---- Data lines

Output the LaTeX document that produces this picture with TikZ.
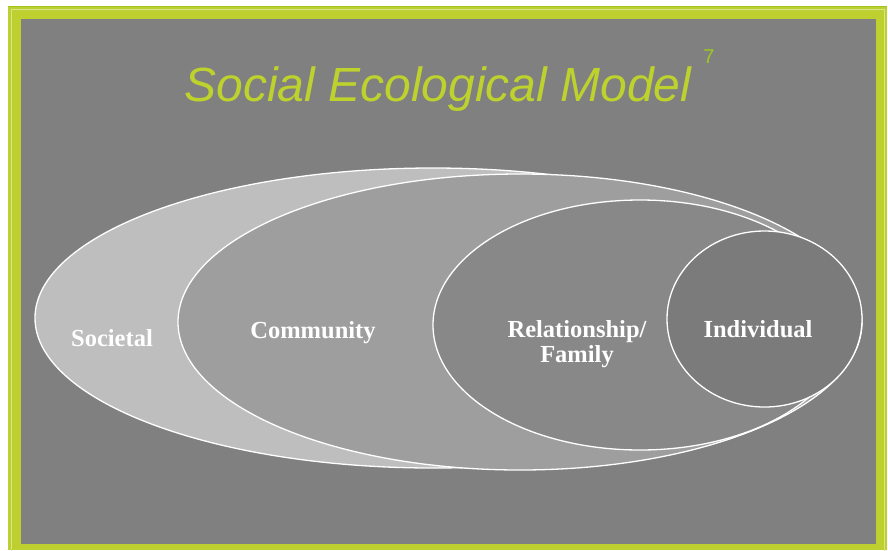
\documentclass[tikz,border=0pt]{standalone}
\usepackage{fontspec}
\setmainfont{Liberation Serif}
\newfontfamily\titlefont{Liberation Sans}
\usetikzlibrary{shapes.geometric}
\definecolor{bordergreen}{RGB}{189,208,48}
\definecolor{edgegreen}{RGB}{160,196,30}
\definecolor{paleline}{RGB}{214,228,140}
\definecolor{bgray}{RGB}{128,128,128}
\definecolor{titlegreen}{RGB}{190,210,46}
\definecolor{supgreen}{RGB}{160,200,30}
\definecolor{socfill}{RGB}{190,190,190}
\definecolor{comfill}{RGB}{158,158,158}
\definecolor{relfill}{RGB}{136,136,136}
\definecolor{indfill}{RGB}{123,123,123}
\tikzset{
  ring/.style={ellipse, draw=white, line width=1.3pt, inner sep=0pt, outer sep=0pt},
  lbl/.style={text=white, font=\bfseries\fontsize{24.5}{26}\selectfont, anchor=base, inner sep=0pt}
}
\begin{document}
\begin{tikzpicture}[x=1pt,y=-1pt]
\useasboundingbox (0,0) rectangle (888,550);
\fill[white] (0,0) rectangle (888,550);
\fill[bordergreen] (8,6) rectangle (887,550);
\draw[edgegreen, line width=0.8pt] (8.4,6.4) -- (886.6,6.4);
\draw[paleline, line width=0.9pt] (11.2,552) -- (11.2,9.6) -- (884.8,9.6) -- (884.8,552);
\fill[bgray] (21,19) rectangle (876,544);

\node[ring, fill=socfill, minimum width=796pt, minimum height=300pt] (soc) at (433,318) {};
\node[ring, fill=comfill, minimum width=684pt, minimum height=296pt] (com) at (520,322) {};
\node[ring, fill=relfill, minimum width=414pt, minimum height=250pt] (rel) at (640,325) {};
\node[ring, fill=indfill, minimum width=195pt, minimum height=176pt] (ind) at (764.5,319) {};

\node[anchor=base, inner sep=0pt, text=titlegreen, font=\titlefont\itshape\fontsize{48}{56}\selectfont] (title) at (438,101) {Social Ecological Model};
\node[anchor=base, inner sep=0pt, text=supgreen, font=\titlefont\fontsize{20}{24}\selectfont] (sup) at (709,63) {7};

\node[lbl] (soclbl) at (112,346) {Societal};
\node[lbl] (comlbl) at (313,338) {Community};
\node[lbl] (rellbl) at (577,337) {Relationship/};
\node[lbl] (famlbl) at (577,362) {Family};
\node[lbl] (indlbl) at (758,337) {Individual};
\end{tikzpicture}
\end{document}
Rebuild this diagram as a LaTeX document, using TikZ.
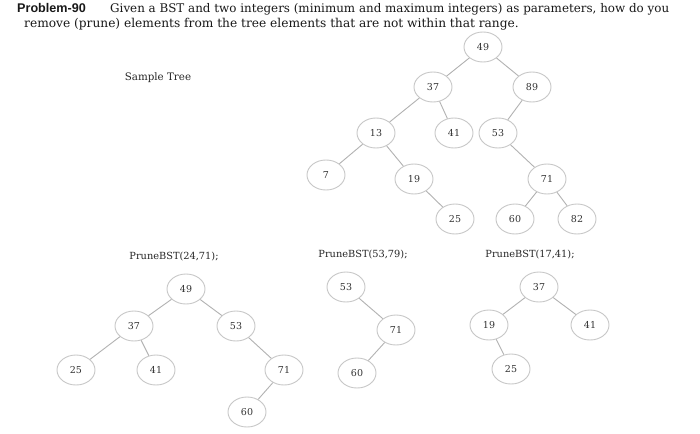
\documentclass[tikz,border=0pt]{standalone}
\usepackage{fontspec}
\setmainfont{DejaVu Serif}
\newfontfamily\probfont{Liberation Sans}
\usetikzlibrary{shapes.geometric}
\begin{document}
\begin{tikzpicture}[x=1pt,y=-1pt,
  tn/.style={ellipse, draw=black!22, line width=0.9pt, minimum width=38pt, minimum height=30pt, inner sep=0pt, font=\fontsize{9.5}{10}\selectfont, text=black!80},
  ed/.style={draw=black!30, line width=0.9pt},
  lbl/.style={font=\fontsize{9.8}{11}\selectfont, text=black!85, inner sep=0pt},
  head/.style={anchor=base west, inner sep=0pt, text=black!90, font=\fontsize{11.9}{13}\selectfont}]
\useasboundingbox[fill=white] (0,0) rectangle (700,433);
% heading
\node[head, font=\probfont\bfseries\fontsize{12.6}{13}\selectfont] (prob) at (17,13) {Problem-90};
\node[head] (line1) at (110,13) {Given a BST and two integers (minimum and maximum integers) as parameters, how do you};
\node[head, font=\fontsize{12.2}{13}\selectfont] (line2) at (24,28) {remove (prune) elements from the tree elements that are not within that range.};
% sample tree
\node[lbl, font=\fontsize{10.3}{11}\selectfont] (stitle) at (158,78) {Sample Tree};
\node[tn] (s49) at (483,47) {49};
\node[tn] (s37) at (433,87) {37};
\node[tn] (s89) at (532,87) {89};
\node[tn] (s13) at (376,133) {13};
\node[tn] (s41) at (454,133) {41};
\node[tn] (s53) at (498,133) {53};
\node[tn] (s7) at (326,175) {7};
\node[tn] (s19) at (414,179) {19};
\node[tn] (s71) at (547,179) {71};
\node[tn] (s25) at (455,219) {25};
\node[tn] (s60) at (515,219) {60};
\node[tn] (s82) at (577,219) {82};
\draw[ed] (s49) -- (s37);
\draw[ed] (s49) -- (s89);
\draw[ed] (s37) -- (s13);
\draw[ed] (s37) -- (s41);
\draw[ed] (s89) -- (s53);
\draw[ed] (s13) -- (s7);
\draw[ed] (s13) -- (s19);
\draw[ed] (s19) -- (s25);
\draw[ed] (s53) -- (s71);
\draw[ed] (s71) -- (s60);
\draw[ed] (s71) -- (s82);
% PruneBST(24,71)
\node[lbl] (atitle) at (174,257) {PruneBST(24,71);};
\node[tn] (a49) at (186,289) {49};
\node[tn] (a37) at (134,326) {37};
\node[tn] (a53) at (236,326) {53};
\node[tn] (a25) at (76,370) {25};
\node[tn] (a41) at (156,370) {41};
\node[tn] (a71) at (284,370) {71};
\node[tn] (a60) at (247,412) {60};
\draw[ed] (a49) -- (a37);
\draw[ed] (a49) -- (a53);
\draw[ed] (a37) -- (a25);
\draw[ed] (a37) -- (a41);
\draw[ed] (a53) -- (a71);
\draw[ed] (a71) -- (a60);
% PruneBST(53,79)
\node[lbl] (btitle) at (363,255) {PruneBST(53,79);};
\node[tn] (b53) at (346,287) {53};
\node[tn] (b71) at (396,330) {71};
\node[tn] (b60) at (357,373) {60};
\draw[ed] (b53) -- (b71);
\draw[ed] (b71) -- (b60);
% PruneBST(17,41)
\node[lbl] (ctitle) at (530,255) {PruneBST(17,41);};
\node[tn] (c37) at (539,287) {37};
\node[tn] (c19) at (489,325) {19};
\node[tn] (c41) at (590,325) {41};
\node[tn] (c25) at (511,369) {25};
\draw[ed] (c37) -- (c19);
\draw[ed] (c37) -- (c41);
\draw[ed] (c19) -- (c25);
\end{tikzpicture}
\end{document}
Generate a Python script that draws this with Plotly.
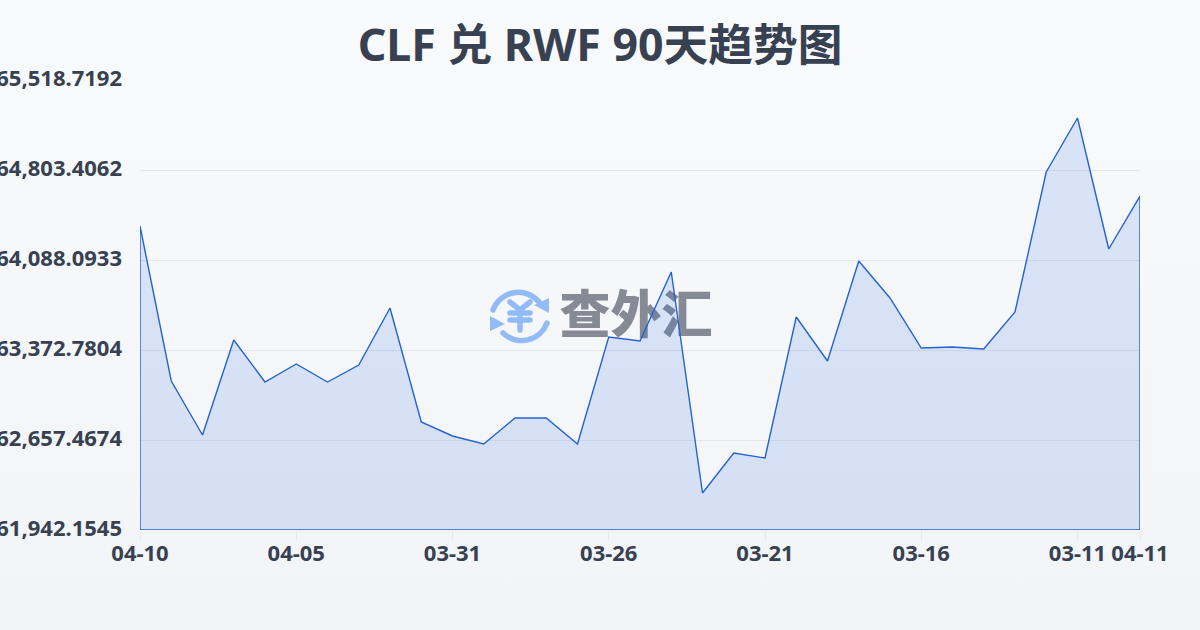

--------

What is required:
List each line holding the string "that".

Answer to this task:
Output the LaTeX document that produces this picture with TikZ.
\node[head, font=\fontsize{12.2}{13}\selectfont] (line2) at (24,28) {remove (prune) elements from the tree elements that are not within that range.};
Generate a Python script that draws this with Plotly.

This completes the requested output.